The IRA's failure to include commitments by Mr Gerry Adams as part of its formal position during the most recent phase of the North talks had halted progress towards elections this month, the Taoiseach has confirmed.
Efforts to hold the Northern elections in late May could have continued if the IRA had confirmed earlier that the Sinn Féin president spoke for it, Mr Ahern said yesterday.
During the talks late last month Mr Adams said the IRA was prepared to put arms beyond use, end the conflict and disengage from actions that would undermine the peace process.
However, the Taoiseach said he had sought "in the last call that I made" that the IRA would agree with this interpretation: "And I was told, 'No'. I was told that there was no possibility of that."
The IRA's reluctance to include Mr Adams's commitments as part of its position was reported by The Irish Times last Saturday.
Mr Adams later said the report was "quite untruthful".
Mr Ahern pointed out yesterday that the IRA had since shifted its position.
This week's additional IRA statement, in which it said Mr Adams had "accurately reflected" its position, had helped greatly. "There was obviously a seismic shift in six days. It is welcome," he said.
He said he believed that the IRA and Sinn Féin had softened their positions because the Government "had put the question up to them" and because of poor public and media reaction.
Though republicans have still to satisfy Dublin and London that the conflict is finally over, Mr Ahern said the Ulster Unionist Party also had questions to answer.

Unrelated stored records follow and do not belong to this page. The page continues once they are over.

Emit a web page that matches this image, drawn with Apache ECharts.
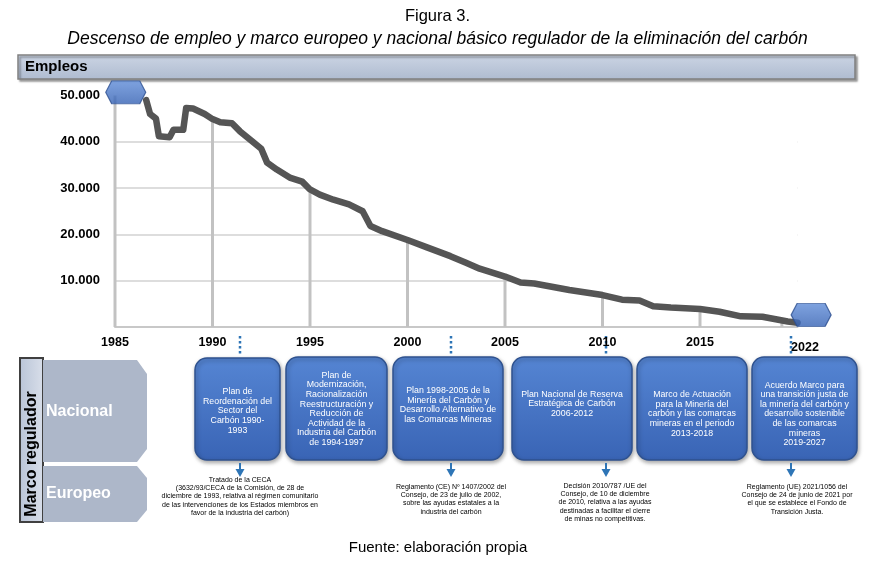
<!DOCTYPE html>
<html>
<head>
<meta charset="utf-8">
<script src="https://cdn.jsdelivr.net/npm/echarts@6/dist/echarts.min.js"></script>
<style>
  body { margin: 0; background: #fff; }
  #main { width: 875px; height: 561px; }
</style>
</head>
<body>
<div id="main"></div>
<script>
    // empleo en la minería del carbón
    var years = [1986.6, 1986.8, 1987.1, 1987.25, 1987.8, 1988.0, 1988.5, 1988.65, 1989.0, 1989.6,
        1990.0, 1990.4, 1991.0, 1991.4, 1992.0, 1992.5, 1992.8, 1993.3, 1994.0, 1994.6,
        1995.0, 1995.5, 1996.2, 1997.0, 1997.7, 1998.1, 1998.7, 2000.0, 2001.0, 2002.2,
        2003.0, 2003.7, 2005.0, 2005.8, 2006.5, 2008.3, 2010.0, 2011.0, 2011.9, 2012.6,
        2013.5, 2015.0, 2016.0, 2017.1, 2018.2, 2019.5, 2020.0];
    var empleos = [49000, 46000, 45000, 41200, 41000, 42600, 42600, 47300, 47200, 46000,
        44900, 44200, 44000, 42300, 40200, 38500, 35500, 34000, 32200, 31400,
        29700, 28600, 27500, 26500, 25000, 21800, 20700, 18800, 17200, 15300,
        13900, 12600, 10900, 9600, 9400, 8000, 6900, 5900, 5700, 4500,
        4200, 3900, 3300, 2300, 2200, 1200, 900];

    // líneas verticales desde la curva hasta el eje
    var dropYears = [1985, 1990, 1995, 2000, 2005, 2010, 2015, 2019.2];
    var dropValues = [50000, 44800, 29700, 18800, 10900, 6900, 3900, 1300];

    // hexágonos de inicio y fin
    var markerYears = [1985.55, 2020.7];
    var markerValues = [50700, 2600];

    var nacional = [
        'Plan de\nReordenación del\nSector del\nCarbón 1990-\n1993',
        'Plan de\nModernización,\nRacionalización\nReestructuración y\nReducción de\nActividad de la\nIndustria del Carbón\nde 1994-1997',
        'Plan 1998-2005 de la\nMinería del Carbón y\nDesarrollo Alternativo de\nlas Comarcas Mineras',
        'Plan Nacional de Reserva\nEstratégica de Carbón\n2006-2012',
        'Marco de Actuación\npara la Minería del\ncarbón y las comarcas\nmineras en el periodo\n2013-2018',
        'Acuerdo Marco para\nuna transición justa de\nla minería del carbón y\ndesarrollo sostenible\nde las comarcas\nmineras\n2019-2027'
    ];
    var europeo = [
        'Tratado de la CECA\n(3632/93/CECA de la Comisión, de 28 de\ndiciembre de 1993, relativa al régimen comunitario\nde las intervenciones de los Estados miembros en\nfavor de la industria del carbón)',
        'Reglamento (CE) Nº 1407/2002 del\nConsejo, de 23 de julio de 2002,\nsobre las ayudas estatales a la\nindustria del carbón',
        'Decisión 2010/787 /UE del\nConsejo, de 10 de diciembre\nde 2010, relativa a las ayudas\ndestinadas a facilitar el cierre\nde minas no competitivas.',
        'Reglamento (UE) 2021/1056 del\nConsejo de 24 de junio de 2021 por\nel que se establece el Fondo de\nTransición Justa.'
    ];

    var FONT = '"Liberation Sans", Arial, sans-serif';

    // cajas azules: [x, y, ancho, alto, centro del texto]
    var boxes = [
        [195, 358, 85, 102, 411],
        [286, 357, 101, 103, 409],
        [393, 357, 110, 103, 405],
        [512, 357, 120, 103, 404],
        [637, 357, 110, 103, 414],
        [752, 357, 105, 103, 414]
    ];
    // textos europeos: [centro x, y superior]
    var euroPos = [[240, 476], [451, 483], [605, 482], [797, 483]];
    var connectors = [240, 451, 606, 791];

    var lineData = years.map(function (y, i) { return [y, empleos[i]]; });
    var dropData = dropYears.map(function (y, i) { return [y, dropValues[i]]; });
    var markerData = markerYears.map(function (y, i) { return [y, markerValues[i]]; });

    var blue = '#2E75B6';
    var graphics = [];

    function txt(x, y, text, font, fill, align, valign, extra) {
        var el = {
            type: 'text', x: x, y: y,
            style: { text: text, font: font, fill: fill,
                align: align, verticalAlign: valign, textAlign: align, textVerticalAlign: valign }
        };
        if (extra) {
            for (var k in extra) el.style[k] = extra[k];
        }
        return el;
    }

    // barra "Empleos"
    graphics.push({
        type: 'rect', shape: { x: 18, y: 55, width: 837, height: 24 },
        style: {
            fill: new echarts.graphic.LinearGradient(0, 0, 0, 1, [
                { offset: 0, color: '#CCD5E4' }, { offset: 1, color: '#AEBBD0' }]),
            stroke: '#808080', lineWidth: 1.5,
            shadowColor: 'rgba(0,0,0,0.35)', shadowBlur: 2, shadowOffsetX: 2, shadowOffsetY: 2
        }
    });
    graphics.push(txt(25, 67, 'Empleos', 'bold 15px ' + FONT, '#000', 'left', 'middle'));
    graphics.push(txt(805, 348, '2022', 'bold 12.5px ' + FONT, '#000', 'center', 'middle'));

    // Marco regulador
    graphics.push({
        type: 'rect', shape: { x: 20, y: 358, width: 23, height: 164 },
        style: {
            fill: new echarts.graphic.LinearGradient(0, 0, 1, 0, [
                { offset: 0, color: '#B9C4D7' }, { offset: 1, color: '#D9DFEA' }]),
            stroke: '#404040', lineWidth: 2
        }
    });
    var vert = txt(0, 0, 'Marco regulador', 'bold 16px ' + FONT, '#000', 'center', 'middle');
    vert.x = 32; vert.y = 454; vert.rotation = Math.PI / 2;
    graphics.push(vert);
    graphics.push({
        type: 'polygon',
        shape: { points: [[43, 360], [137, 360], [147, 374], [147, 449], [137, 462], [43, 462]] },
        style: { fill: '#ADB7C9' }
    });
    graphics.push({
        type: 'polygon',
        shape: { points: [[43, 466], [137, 466], [147, 478], [147, 510], [137, 522], [43, 522]] },
        style: { fill: '#ADB7C9' }
    });
    graphics.push(txt(46, 412, 'Nacional', 'bold 16px ' + FONT, '#fff', 'left', 'middle'));
    graphics.push(txt(46, 494, 'Europeo', 'bold 16px ' + FONT, '#fff', 'left', 'middle'));

    // cajas del marco nacional
    boxes.forEach(function (b, i) {
        graphics.push({
            type: 'rect', shape: { x: b[0], y: b[1], width: b[2], height: b[3], r: 12 },
            style: {
                fill: new echarts.graphic.LinearGradient(0, 0, 0, 1, [
                    { offset: 0, color: '#5585D3' }, { offset: 1, color: '#3964B5' }]),
                stroke: '#2F528F', lineWidth: 1.5,
                shadowColor: 'rgba(0,0,0,0.35)', shadowBlur: 4, shadowOffsetX: 1, shadowOffsetY: 2
            }
        });
        graphics.push(txt(b[0] + b[2] / 2, b[4], nacional[i], '8.8px ' + FONT, '#fff', 'center', 'middle',
            { lineHeight: 9.6 }));
    });

    // conectores punteados y flechas
    connectors.forEach(function (x) {
        graphics.push({
            type: 'line', shape: { x1: x, y1: 336, x2: x, y2: 356 },
            style: { stroke: blue, lineWidth: 2.5, lineDash: [2.5, 2.5] }
        });
        graphics.push({
            type: 'line', shape: { x1: x, y1: 463, x2: x, y2: 470 },
            style: { stroke: blue, lineWidth: 2 }
        });
        graphics.push({
            type: 'polygon', shape: { points: [[x - 4.5, 469], [x + 4.5, 469], [x, 477]] },
            style: { fill: blue }
        });
    });

    // textos del marco europeo
    europeo.forEach(function (t, i) {
        graphics.push(txt(euroPos[i][0], euroPos[i][1], t, '7px ' + FONT, '#000', 'center', 'top',
            { lineHeight: 8.2 }));
    });

    graphics.push(txt(438, 548, 'Fuente: elaboración propia', '15px ' + FONT, '#000', 'center', 'middle'));

    var myChart = echarts.init(document.getElementById('main'));

    var option = {
        animation: false,
        title: {
            text: 'Figura 3.',
            subtext: 'Descenso de empleo y marco europeo y nacional básico regulador de la eliminación del carbón',
            left: 'center',
            top: 3,
            itemGap: 5,
            textStyle: { fontFamily: FONT, fontSize: 16.5, fontWeight: 'normal', color: '#000' },
            subtextStyle: { fontFamily: FONT, fontSize: 17.5, fontStyle: 'italic', color: '#000' }
        },
        grid: { left: 115, right: 77.5, top: 95.5, bottom: 234 },
        xAxis: {
            type: 'value',
            min: 1985,
            max: 2020,
            interval: 5,
            splitLine: { show: false },
            axisTick: { show: false },
            axisLine: { lineStyle: { color: '#C8C8C8', width: 2 } },
            axisLabel: {
                margin: 9,
                fontFamily: FONT, fontSize: 12.5, fontWeight: 'bold', color: '#000',
                formatter: function (v) { return v === 2020 ? '' : String(v); }
            }
        },
        yAxis: {
            type: 'value',
            min: 0,
            max: 50000,
            interval: 10000,
            axisLine: { show: false },
            axisTick: { show: false },
            splitLine: { showMaxLine: false, lineStyle: { color: '#D2D2D2', width: 1.5 } },
            axisLabel: {
                margin: 15,
                padding: [0, 0, 8, 0],
                fontFamily: FONT, fontSize: 13, fontWeight: 'bold', color: '#000',
                formatter: function (v) { return v === 0 ? '' : (v / 1000) + '.000'; }
            }
        },
        graphic: graphics,
        series: [
            {
                type: 'bar',
                data: dropData,
                barWidth: 3,
                clip: false,
                itemStyle: { color: '#C2C2C2' },
                silent: true
            },
            {
                type: 'line',
                data: lineData,
                symbol: 'none',
                lineStyle: { color: '#555555', width: 6.5, join: 'round', cap: 'round' },
                areaStyle: { color: '#ffffff', opacity: 1, origin: 'end' },
                silent: true
            },
            {
                type: 'scatter',
                data: markerData,
                clip: false,
                symbol: 'path://M0,10 L6,0 L34,0 L40,10 L34,20 L6,20 Z',
                symbolSize: [40, 23],
                itemStyle: {
                    color: new echarts.graphic.LinearGradient(0, 0, 0, 1, [
                        { offset: 0, color: '#5F8CD8' }, { offset: 1, color: '#3360B3' }]),
                    borderColor: '#2A4E8E',
                    borderWidth: 1
                },
                silent: true,
                z: 5
            }
        ]
    };
    myChart.setOption(option);
</script>
</body>
</html>
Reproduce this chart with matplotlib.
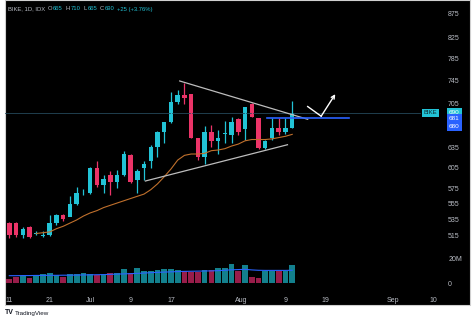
import matplotlib
matplotlib.use('Agg')
import matplotlib.pyplot as plt
from matplotlib.patches import Rectangle
from matplotlib.ticker import NullLocator, NullFormatter
import numpy as np

# daily candles, BIKE (IDX)
opens = [530, 530, 515, 525, 517, 514, 515, 530, 540, 538, 555, 569, 570, 605, 580,
         595, 585, 595, 624, 588, 604, 615, 635, 658, 674, 708, 720, 722, 649, 620,
         659, 644, 655, 654, 679, 664, 705, 681, 634, 649, 665, 658, 665]
highs = [531, 531, 525, 526, 520, 520, 540, 541, 541, 565, 577, 575, 606, 615, 595,
         600, 601, 629, 625, 603, 615, 639, 661, 675, 724, 728, 740, 722, 650, 669,
         670, 662, 676, 682, 681, 700, 706, 681, 647, 681, 681, 681, 710]
lows = [512, 513, 512, 511, 515, 513, 514, 528, 533, 539, 553, 567, 568, 578, 570,
        567, 576, 593, 583, 570, 588, 605, 621, 641, 673, 705, 705, 649, 616, 611,
        636, 625, 641, 641, 654, 647, 682, 633, 632, 646, 654, 656, 665]
closes = [515, 515, 522, 513, 518, 515, 530, 540, 535, 555, 570, 570, 605, 580, 589,
          584, 595, 625, 584, 600, 610, 635, 659, 674, 708, 720, 714, 650, 620, 659,
          644, 650, 657, 675, 659, 699, 683, 634, 645, 665, 659, 665, 690]
volumes = [3.6, 5.0, 5.5, 4.2, 6.1, 7.8, 8.3, 6.4, 4.7, 7.2, 7.2, 8.0, 7.5, 6.7, 7.2,
           8.3, 8.3, 11.7, 8.3, 12.5, 10.3, 10.3, 11.1, 11.4, 11.4, 11.1, 10.3, 9.4, 9.4, 10.8,
           11.1, 12.8, 12.8, 15.6, 9.7, 14.7, 5.0, 3.9, 9.7, 9.7, 9.7, 9.7, 14.7]
vol_ma = [6.1, 6.1, 6.2, 6.2, 6.3, 6.3, 6.4, 6.4, 6.5, 6.5, 6.6, 6.7, 6.8, 6.9, 7.0,
          7.2, 7.4, 7.6, 7.8, 8.0, 8.3, 8.6, 8.9, 9.1, 9.3, 9.5, 9.7, 9.8, 9.9, 10.0,
          10.1, 10.3, 10.6, 11.0, 11.2, 11.4, 10.9, 10.6, 10.5, 10.5, 10.5, 10.5, 10.6]
# orange moving average, from day 4 on
ma_start = 4
ma_vals = [517, 518, 519, 523, 526, 530, 534, 539, 543, 546, 550, 553, 556, 559, 562,
           565, 568, 574, 582, 592, 603, 616, 623, 625, 625, 626, 630, 631, 633, 637,
           640, 645, 647, 647, 647, 648, 650, 652, 655]

# drawings
upper_line = ([25.3, 44.3], [744, 679])
lower_line = ([20.2, 41.3], [586, 639])
arrow_x = [44.3, 46.3, 48.4]
arrow_y = [700, 684, 721]
hline_x = [38.2, 50.4]
hline_y = 681

xtick_pos = [0, 6, 12, 18, 24, 34.5, 41, 47, 57, 63]
xtick_lab = ['11', '21', 'Jul', '9', '17', 'Aug', '9', '19', 'Sep', '10']
price_ticks = [515, 535, 555, 575, 605, 635, 705, 745, 785, 825, 875]

UP = '#22c3d6'
DOWN = '#ec3468'
VUP = '#13808d'
VDOWN = '#981d4a'
GRID_TXT = '#b8bcc4'
FONT = ['Liberation Sans', 'DejaVu Sans']

W, H = 474, 323
fig = plt.figure(figsize=(W / 100, H / 100), dpi=100)
fig.patch.set_facecolor('white')
fig.add_artist(Rectangle((5 / W, 1 - 305 / H), 465 / W, 305 / H, transform=fig.transFigure,
                         facecolor='black', edgecolor='#d0d0d0', lw=0.8, zorder=0))

rect = [5 / W, 1 - 290 / H, 432 / W, 290 / H]
vax = fig.add_axes(rect, zorder=1)
ax = fig.add_axes(rect, zorder=2, sharex=vax)
for a in (ax, vax):
    a.set_facecolor('none')
    for s in a.spines.values():
        s.set_visible(False)

x = np.arange(len(closes))
opens = np.array(opens)
closes = np.array(closes)
up = closes >= opens

# volume pane
vax.bar(x, volumes, width=0.85, color=[VUP if u else VDOWN for u in up])
vax.plot(x, vol_ma, color='#2962ff', lw=0.8)
vax.set_ylim(-5.83, 235.8)
vax.yaxis.tick_right()
vax.set_yticks([0, 20])
vax.set_yticklabels(['0', '20M'])
vax.tick_params(axis='y', length=0, pad=8, labelsize=5, labelcolor=GRID_TXT)
vax.tick_params(axis='x', length=0, labelbottom=False)
for t in vax.get_yticklabels():
    t.set_fontfamily(FONT)

# price pane
ax.set_yscale('log')
ax.set_ylim(451.8, 902.6)
ax.set_xlim(-0.64, 63.5)
ax.axhline(closes[-1], color='#24485a', lw=0.6, xmin=0, xmax=(420 - 5) / 432)

colors = [UP if u else DOWN for u in up]
ax.vlines(x, lows, highs, colors=colors, lw=0.9)
ax.bar(x, closes - opens, bottom=opens, width=0.66, color=colors)

ax.plot(x[ma_start:], ma_vals, color='#c0702c', lw=0.8)

ax.plot(*upper_line, color='#bdbdbd', lw=0.9)
ax.plot(*lower_line, color='#bdbdbd', lw=0.9)
ax.plot(hline_x, [hline_y, hline_y], color='#2962ff', lw=1.2)
ax.plot(arrow_x[:2], arrow_y[:2], color='white', lw=1.0)
ax.annotate('', xy=(arrow_x[2], arrow_y[2]), xytext=(arrow_x[1], arrow_y[1]),
            arrowprops=dict(arrowstyle='->', color='white', lw=1.0, shrinkA=0, shrinkB=0,
                            mutation_scale=6))

ax.yaxis.tick_right()
ax.yaxis.set_minor_locator(NullLocator())
ax.yaxis.set_minor_formatter(NullFormatter())
ax.set_yticks(price_ticks)
ax.set_yticklabels([str(p) for p in price_ticks])
ax.tick_params(axis='y', length=0, pad=8, labelsize=5, labelcolor=GRID_TXT)
ax.set_xticks(xtick_pos)
ax.set_xticklabels(xtick_lab)
ax.tick_params(axis='x', length=0, pad=5, labelsize=5, labelcolor=GRID_TXT)
for t in ax.get_yticklabels() + ax.get_xticklabels():
    t.set_fontfamily(FONT)

# price scale markers
ytr = ax.get_yaxis_transform()
ax.text(0.9845, closes[-1], 'BIKE', transform=ytr, ha='center', va='center', fontsize=4.3,
        family=FONT, color='#0b2a30', clip_on=False,
        bbox=dict(boxstyle='square,pad=0.25', fc=UP, ec='none'))
ax.text(1.040, closes[-1], str(closes[-1]), transform=ytr, ha='center', va='center',
        fontsize=4.6, family=FONT, color='white', clip_on=False,
        bbox=dict(boxstyle='square,pad=0.3', fc=UP, ec='none'))
ax.annotate(str(hline_y), xy=(1.040, hline_y), xycoords=ytr, ha='center', va='center',
            fontsize=4.6, family=FONT, color='white', annotation_clip=False,
            bbox=dict(boxstyle='square,pad=0.3', fc='#2962ff', ec='none'))
ax.annotate('680', xy=(1.040, hline_y), xycoords=ytr, xytext=(0, -6),
            textcoords='offset points', ha='center', va='center', fontsize=4.6,
            family=FONT, color='white', annotation_clip=False,
            bbox=dict(boxstyle='square,pad=0.3', fc='#2962ff', ec='none'))

# legend line at top left, laid out piece by piece
renderer = fig.canvas.get_renderer()
parts = [('BIKE, 1D, IDX', GRID_TXT, 3), ('O', GRID_TXT, 0.5), ('665', UP, 3),
         ('H', GRID_TXT, 0.5), ('710', UP, 3), ('L', GRID_TXT, 0.5), ('665', UP, 3),
         ('C', GRID_TXT, 0.5), ('690', UP, 3), ('+25 (+3.76%)', UP, 0)]
px = 8
for txt, col, gap in parts:
    t = fig.text(px / W, 1 - 9 / H, txt, color=col, fontsize=4.2, family=FONT, va='center')
    px += t.get_window_extent(renderer).width + gap

# footer
fig.text(5 / W, 1 - 313 / H, 'TV', fontsize=5, weight='bold', color='#131722',
         family=FONT, va='center')
fig.text(15 / W, 1 - 313 / H, 'TradingView', fontsize=4.5, color='#131722',
         family=FONT, va='center')

fig.savefig('out.png', dpi=100, facecolor=fig.get_facecolor())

"We need to hear David Trimble and all of his party clearly state that they want to see cross-party co-operation in the Assembly and that they are prepared to work this," he said.
The "nonsense of the last four years created in many cases by him and his colleagues of not working the institutions has to stop", he said.
"If we get clarity on one side, we also need to get it on the other side," he said.
However, Mr Trimble said there was "no moral equivalence" between violent republicanism and unionism. "Nationalists know that the real problem is the failure of republicans to stop all paramilitary activity," he said.
"They are keen to point out that this is the essential stumbling block but for reasons of communal solidarity, they feel that if they're going to bash republicans, they also have to have a go at us," he said.
Asking if Mr Ahern was "living on another planet", Ulster Unionist MP the Rev Martin Smyth said the Taoiseach's remarks "clearly" indicated that he would have preferred the Assembly to operate with Sinn Féin/IRA acting as they pleased.
SDLP leader Mr Mark Durkan commended Mr Ahern, saying: "It is not enough for David Trimble to make demands of the republican movement. He also needs to make clear what he will do to comply with the agreement.
"That means working all of the institutions including the power- sharing executive and the North-South bodies," said Mr Durkan, who will attend the Labour Party's Killarney conference this weekend.
Hinting that he would offer reassurances about the IRA's future existence next week, Mr Adams appealed to ordinary unionists to do what they could to save the peace process.
"We still need to work with unionism and I'm going to make some remarks next week which I intend to be an attempt to express republican concerns about unionist fears and sensitivities around all these matters.
"I would appeal almost over the head of their political leaders to unionists to understand that we're now in a period of total political uncertainty," he said, adding that the peace process now has "no centre of gravity".
Welcoming the dismantling of two South Armagh watchtowers, the Taoiseach said it showed that London still retained "faith" that progress can be made in coming weeks.